Janet Mills, Maine’s current attorney general, is the Democratic candidate in the race for Maine governor.
Mills was district attorney for Androscoggin, Franklin and Oxford counties from 1980 to 1992. She was then elected to the Maine House of Representatives, where she served from 2002 to 2008.
In 2008, Maine lawmakers elected Mills to serve as attorney general, the first woman to win that post. She served one term and was not re-elected after Republicans gained control of the Legislature in 2010. When Democrats regained control in 2012, she was re-elected as attorney general. In 2014, Mills again won the post, where she continues to serve.
Mills holds a bachelor’s from the University of Massachusetts and a law degree from the University of Maine School of Law.
Mills spoke with Maine Public’s Steve Mistler in June about what sets her apart from the field:
Mistler: Many of your opponents are promoting similar ideas. What specific proposals make you different?
Mills: I’m proposing to bring people together and get the state on a forward footing again. I think I have the ability to take charge on Day One and bring the parties together to accomplish things in the area of health care and education and economic development. I know the ins and outs of state government, although I’ve also been in the private sector for 14 years representing individuals and small businesses in all kinds of matters. But I also know the state budget. I’m the only person in this race who is from the 2nd Congressional District. I’m the only person in this race who has actually served on the Appropriations Committee, for four years. We did seven budgets in four years during some of the toughest economic times in Maine history. I have that experience to bring to the job. Specific proposals are, for instance, doing data warehousing. Using some of the old mill facilities and combining that with geothermal to spin off a lot of heat — enough heat and energy to supply hundreds of homes and small businesses in the areas that we’re talking about. I have specific ideas, and a statewide strategy for broadband, which is of huge, huge importance to the state of Maine.

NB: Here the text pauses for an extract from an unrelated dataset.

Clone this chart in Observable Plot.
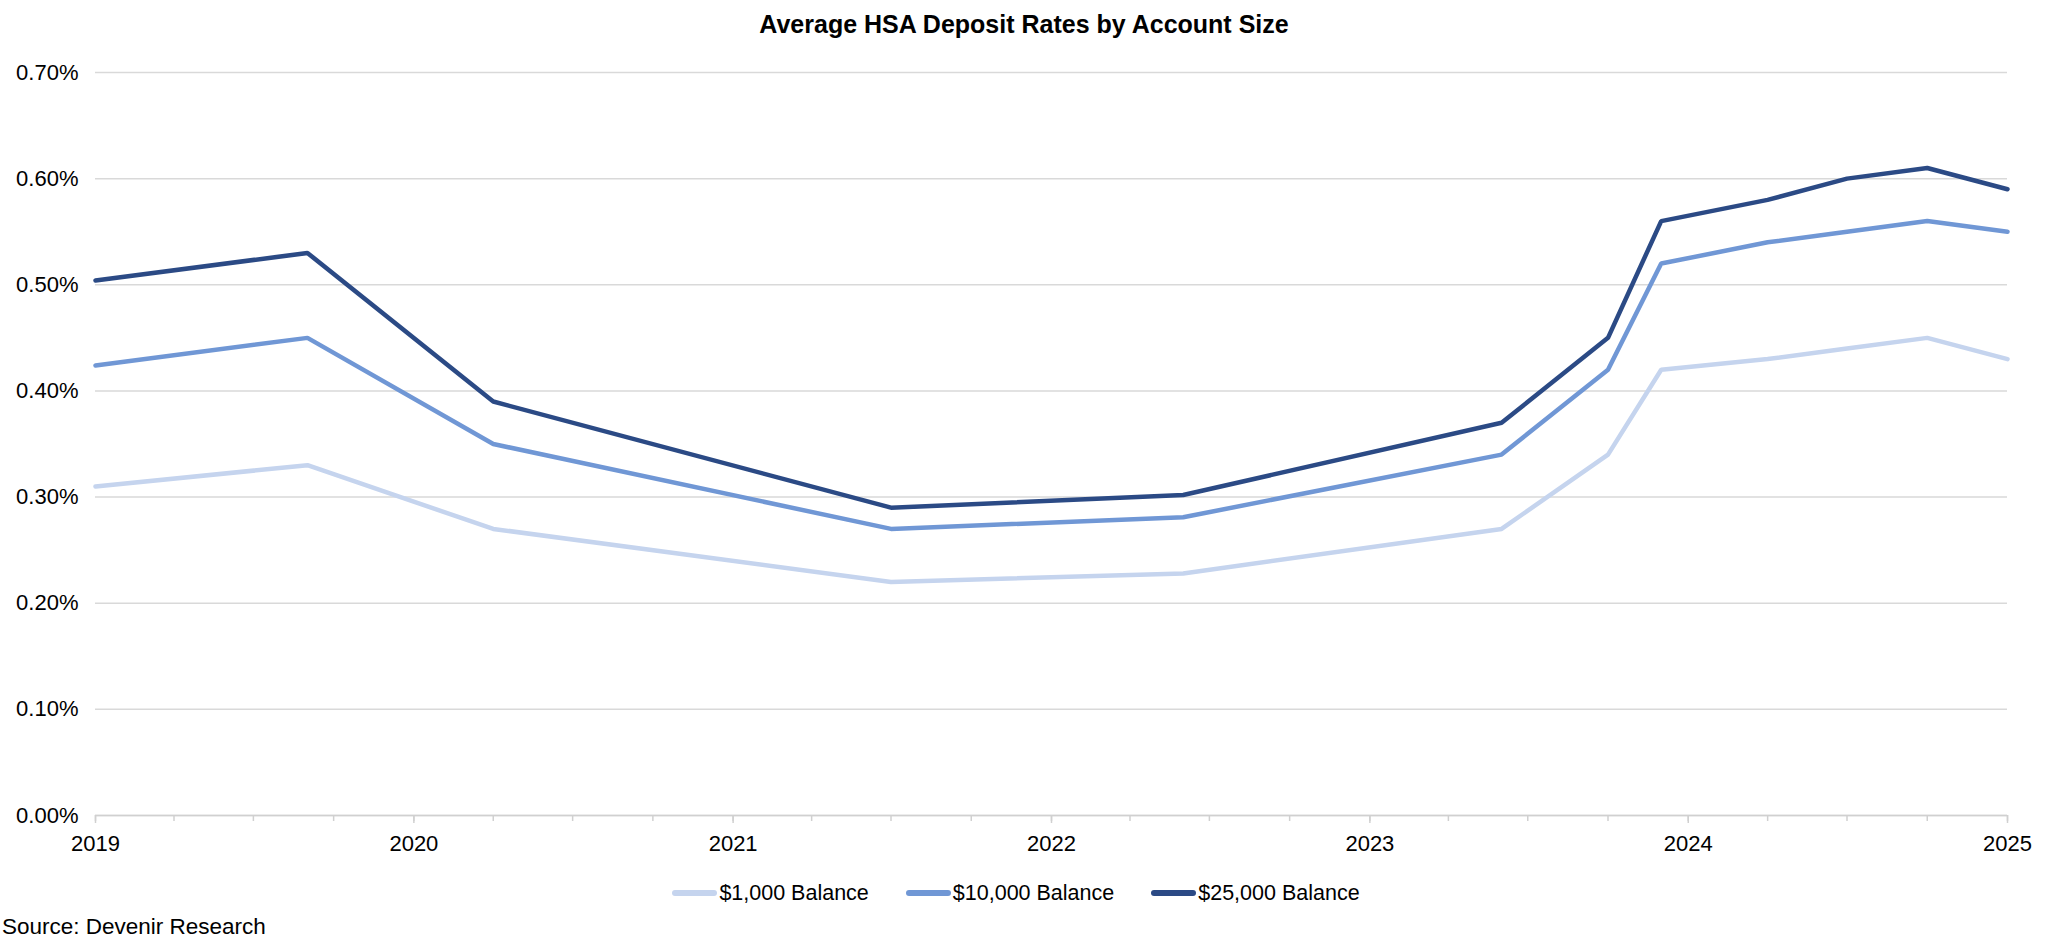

What is the biggest challenge facing Maine and what would you do as governor to respond?
First, I want to bring people together again. I don’t want a Maine that is divided. My vision of Maine is undivided, prosperous from north to south, from west to east. Incentivizing, encouraging economic development in the 2nd Congressional District and in the rim counties and Aroostook, which have fallen short in the economic development area and have not had the advantages of higher real estate prices and lower unemployment rates that Cumberland County has had, for instance, and York County. I want to bring technology jobs, I want to bring good-paying trade jobs to other parts of Maine that aren’t as lucky as Cumberland County. And I think I can do that.
Polls show that the economy is very important to voters. I get the sense from your first response that you think there have been winners and losers in the recovery that we’ve had. How do you get more winners in the places that are not winning right now?
First, you’ve got to market the state. There was a book many years ago that said, “We’ve been down so long it looks like up to us.” And to me, although there have been great points in our economy and low unemployment rates, more people are working two and three part-time jobs just to get by - including in southern Maine. And we’re attracting fewer and fewer millennials, fewer and fewer young families. So to do that, we’ve got to market the state of Maine. I want to be the biggest cheerleader for the state of Maine. I want to tell the world what a great place we are what great people we have, what a great work great work ethic we have, what great natural resources and what a great place to live, work and play. So, to do that, you need research and development, equal opportunity for education, and you need infrastructure, meaning not just roads and bridges, but laying fiber. When you rebuild a road or a sewer line or waterline, lay fiber too. Let’s build up that broadband infrastructure.